Many successful spatial computing deployments start with focused pilots demonstrating value before broader rollout. This de-risks investment and builds organisational understanding.

The Path Forward

Spatial computing in 2026 has found genuine enterprise applications in training, remote assistance, design review, and complex assembly guidance. These aren’t speculative use cases. They’re production deployments delivering measurable business value.

But spatial computing hasn’t transformed how most knowledge workers interact with information, and isn’t likely to in the near term. The technology excels at specific tasks where spatial understanding matters and where traditional interfaces fall short.
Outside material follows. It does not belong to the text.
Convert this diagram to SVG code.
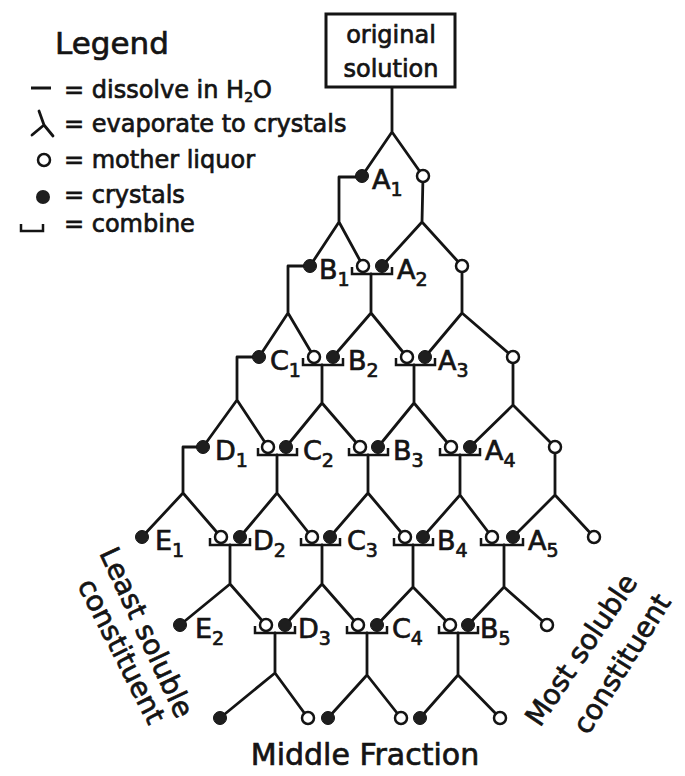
<svg xmlns="http://www.w3.org/2000/svg" width="685" height="776" viewBox="0 0 685 776">
<style>
.ln{fill:none;stroke:#141414;stroke-width:2.8;stroke-linejoin:round;stroke-linecap:round}
.br{fill:none;stroke:#141414;stroke-width:2.5;stroke-linejoin:miter}
.cr{fill:#1e1e1e;stroke:#141414;stroke-width:1}
.ml{fill:#fff;stroke:#141414;stroke-width:2.5}
text{font-family:"DejaVu Sans","Liberation Sans",sans-serif;fill:#141414;stroke:#141414;stroke-width:0.7px}
.lb{font-size:27px}
.sub{font-size:19px}
.lg{font-size:24px}
.big{font-size:28px}
</style>
<rect width="685" height="776" fill="#fff"/>

<g id="legend">
<text x="55" y="54" style="font-size:31px">Legend</text>
<line x1="31" y1="88" x2="51" y2="88" stroke="#141414" stroke-width="3"/>
<text class="lg" x="64" y="98">= dissolve in H<tspan style="font-size:14px" dy="4">2</tspan><tspan dy="-4">O</tspan></text>
<path class="ln" d="M39,111 L44,125 M32,135 L44,125 L53,136"/>
<text class="lg" x="64" y="132">= evaporate to crystals</text>
<circle cx="44" cy="160" r="6" fill="#fff" stroke="#141414" stroke-width="2.5"/>
<text class="lg" x="64" y="168">= mother liquor</text>
<circle cx="43" cy="197" r="7" fill="#1e1e1e"/>
<text class="lg" x="64" y="203">= crystals</text>
<path class="br" d="M21,224 V231 H43 V224"/>
<text class="lg" x="64" y="232">= combine</text>
</g>

<g id="connectors">
<path class="ln" d="M392,87 V132 M362,176 L392,132 L423,176"/>
<path class="ln" d="M362,177 H339 V222 M310,266 L339,222 L363,266"/>
<path class="ln" d="M423,176 L422,222 M382,266 L422,222 L462,266"/>
<path class="ln" d="M310,266 H288 V313 M259,357 L288,313 L314,357"/>
<path class="ln" d="M371,274 V313 M333,357 L371,313 L407,357"/>
<path class="ln" d="M462,266 V313 M425,357 L462,313 L513,357"/>
<path class="ln" d="M259,357 H237 V400 M203,447 L237,400 L268,447"/>
<path class="ln" d="M322,365 V403 M286,447 L322,403 L360,447"/>
<path class="ln" d="M414,365 V403 M378,447 L414,403 L451,447"/>
<path class="ln" d="M513,357 V405 M470,447 L513,405 L555,447"/>
<path class="ln" d="M203,447 H183 V493 M142,537 L183,493 L221,537"/>
<path class="ln" d="M277,455 V493 M240,537 L277,493 L312,537"/>
<path class="ln" d="M368,455 V493 M330,537 L368,493 L405,537"/>
<path class="ln" d="M460,455 V495 M423,537 L460,495 L492,537"/>
<path class="ln" d="M555,447 V495 M513,537 L555,495 L594,537"/>
<path class="ln" d="M230,545 V584 M180,625 L230,584 L266,625"/>
<path class="ln" d="M322,545 V584 M285,625 L322,584 L358,625"/>
<path class="ln" d="M413,545 V587 M377,625 L413,587 L450,625"/>
<path class="ln" d="M504,545 V587 M468,625 L504,587 L547,625"/>
<path class="ln" d="M275,633 V673 M220,718 L275,673 L308,718"/>
<path class="ln" d="M367,633 V675 M328,718 L367,675 L401,718"/>
<path class="ln" d="M458,633 V675 M420,718 L458,675 L500,718"/>
</g>

<g id="original">
<rect x="326" y="14" width="129" height="73" fill="#fff" stroke="#141414" stroke-width="3"/>
<text class="lg" x="391" y="43" text-anchor="middle">original</text>
<text class="lg" x="391" y="77" text-anchor="middle">solution</text>
</g>

<g id="A1"><circle class="cr" cx="362" cy="176" r="6.5"/><text class="lb" x="372" y="189">A<tspan class="sub" dy="7">1</tspan></text></g>
<g id="L1"><circle class="ml" cx="423" cy="176" r="6"/></g>

<g id="B1"><circle class="cr" cx="310" cy="266" r="6.5"/><text class="lb" x="319" y="279">B<tspan class="sub" dy="7">1</tspan></text></g>
<g id="A2"><path class="br" d="M352,267 V274 H392 V267"/><circle class="ml" cx="363" cy="266" r="6"/><circle class="cr" cx="382" cy="266" r="6.5"/><text class="lb" x="397" y="279">A<tspan class="sub" dy="7">2</tspan></text></g>
<g id="L2"><circle class="ml" cx="462" cy="266" r="6"/></g>

<g id="C1"><circle class="cr" cx="259" cy="357" r="6.5"/><text class="lb" x="270" y="370">C<tspan class="sub" dy="7">1</tspan></text></g>
<g id="B2"><path class="br" d="M303,358 V365 H343 V358"/><circle class="ml" cx="314" cy="357" r="6"/><circle class="cr" cx="333" cy="357" r="6.5"/><text class="lb" x="348" y="370">B<tspan class="sub" dy="7">2</tspan></text></g>
<g id="A3"><path class="br" d="M396,358 V365 H435 V358"/><circle class="ml" cx="407" cy="357" r="6"/><circle class="cr" cx="425" cy="357" r="6.5"/><text class="lb" x="438" y="370">A<tspan class="sub" dy="7">3</tspan></text></g>
<g id="L3"><circle class="ml" cx="513" cy="357" r="6"/></g>

<g id="D1"><circle class="cr" cx="203" cy="447" r="6.5"/><text class="lb" x="215" y="460">D<tspan class="sub" dy="7">1</tspan></text></g>
<g id="C2"><path class="br" d="M258,448 V455 H297 V448"/><circle class="ml" cx="268" cy="447" r="6"/><circle class="cr" cx="286" cy="447" r="6.5"/><text class="lb" x="303" y="460">C<tspan class="sub" dy="7">2</tspan></text></g>
<g id="B3"><path class="br" d="M349,448 V455 H388 V448"/><circle class="ml" cx="360" cy="447" r="6"/><circle class="cr" cx="378" cy="447" r="6.5"/><text class="lb" x="393" y="460">B<tspan class="sub" dy="7">3</tspan></text></g>
<g id="A4"><path class="br" d="M440,448 V455 H480 V448"/><circle class="ml" cx="451" cy="447" r="6"/><circle class="cr" cx="470" cy="447" r="6.5"/><text class="lb" x="485" y="460">A<tspan class="sub" dy="7">4</tspan></text></g>
<g id="L4"><circle class="ml" cx="555" cy="447" r="6"/></g>

<g id="E1"><circle class="cr" cx="142" cy="537" r="6.5"/><text class="lb" x="155" y="550">E<tspan class="sub" dy="7">1</tspan></text></g>
<g id="D2"><path class="br" d="M210,538 V545 H250 V538"/><circle class="ml" cx="221" cy="537" r="6"/><circle class="cr" cx="240" cy="537" r="6.5"/><text class="lb" x="253" y="550">D<tspan class="sub" dy="7">2</tspan></text></g>
<g id="C3"><path class="br" d="M301,538 V545 H340 V538"/><circle class="ml" cx="312" cy="537" r="6"/><circle class="cr" cx="330" cy="537" r="6.5"/><text class="lb" x="347" y="550">C<tspan class="sub" dy="7">3</tspan></text></g>
<g id="B4"><path class="br" d="M394,538 V545 H433 V538"/><circle class="ml" cx="405" cy="537" r="6"/><circle class="cr" cx="423" cy="537" r="6.5"/><text class="lb" x="437" y="550">B<tspan class="sub" dy="7">4</tspan></text></g>
<g id="A5"><path class="br" d="M481,538 V545 H523 V538"/><circle class="ml" cx="492" cy="537" r="6"/><circle class="cr" cx="513" cy="537" r="6.5"/><text class="lb" x="528" y="550">A<tspan class="sub" dy="7">5</tspan></text></g>
<g id="L5"><circle class="ml" cx="594" cy="537" r="6"/></g>

<g id="E2"><circle class="cr" cx="180" cy="625" r="6.5"/><text class="lb" x="195" y="638">E<tspan class="sub" dy="7">2</tspan></text></g>
<g id="D3"><path class="br" d="M255,626 V633 H295 V626"/><circle class="ml" cx="266" cy="625" r="6"/><circle class="cr" cx="285" cy="625" r="6.5"/><text class="lb" x="298" y="638">D<tspan class="sub" dy="7">3</tspan></text></g>
<g id="C4"><path class="br" d="M347,626 V633 H387 V626"/><circle class="ml" cx="358" cy="625" r="6"/><circle class="cr" cx="377" cy="625" r="6.5"/><text class="lb" x="392" y="638">C<tspan class="sub" dy="7">4</tspan></text></g>
<g id="B5"><path class="br" d="M439,626 V633 H478 V626"/><circle class="ml" cx="450" cy="625" r="6"/><circle class="cr" cx="468" cy="625" r="6.5"/><text class="lb" x="480" y="638">B<tspan class="sub" dy="7">5</tspan></text></g>
<g id="L6"><circle class="ml" cx="547" cy="625" r="6"/></g>

<g id="bottom">
<circle class="cr" cx="220" cy="718" r="6.5"/>
<circle class="ml" cx="308" cy="718" r="6"/>
<circle class="cr" cx="328" cy="718" r="6.5"/>
<circle class="ml" cx="401" cy="718" r="6"/>
<circle class="cr" cx="420" cy="718" r="6.5"/>
<circle class="ml" cx="500" cy="718" r="6"/>
</g>

<g id="labels">
<text class="big" transform="translate(99,553) rotate(65)">Least soluble</text>
<text class="big" transform="translate(77,585) rotate(63)">constituent</text>
<text class="big" transform="translate(540,728) rotate(-56)">Most soluble</text>
<text class="big" transform="translate(588,736) rotate(-58)">constituent</text>
<text x="365" y="765" text-anchor="middle" style="font-size:30px">Middle Fraction</text>
</g>
</svg>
Organisations should approach spatial computing with this realistic assessment. Identify specific problems where spatial computing offers genuine advantages. Build focused business cases. Pilot carefully. Scale what works.

The technology will continue improving. Devices will become lighter, more comfortable, and more capable. Content creation will become easier. New use cases will emerge.

But 2026’s reality is that spatial computing delivers value for specific enterprise applications rather than representing a platform shift comparable to mobile computing or cloud. Successful organisations use it where it works while continuing to rely on traditional interfaces for most computing needs.

The metaverse hype deflated because consumer use cases remained unconvincing. Enterprise spatial computing succeeds by focusing on specific problems where the technology demonstrably helps rather than pursuing transformational visions disconnected from practical value.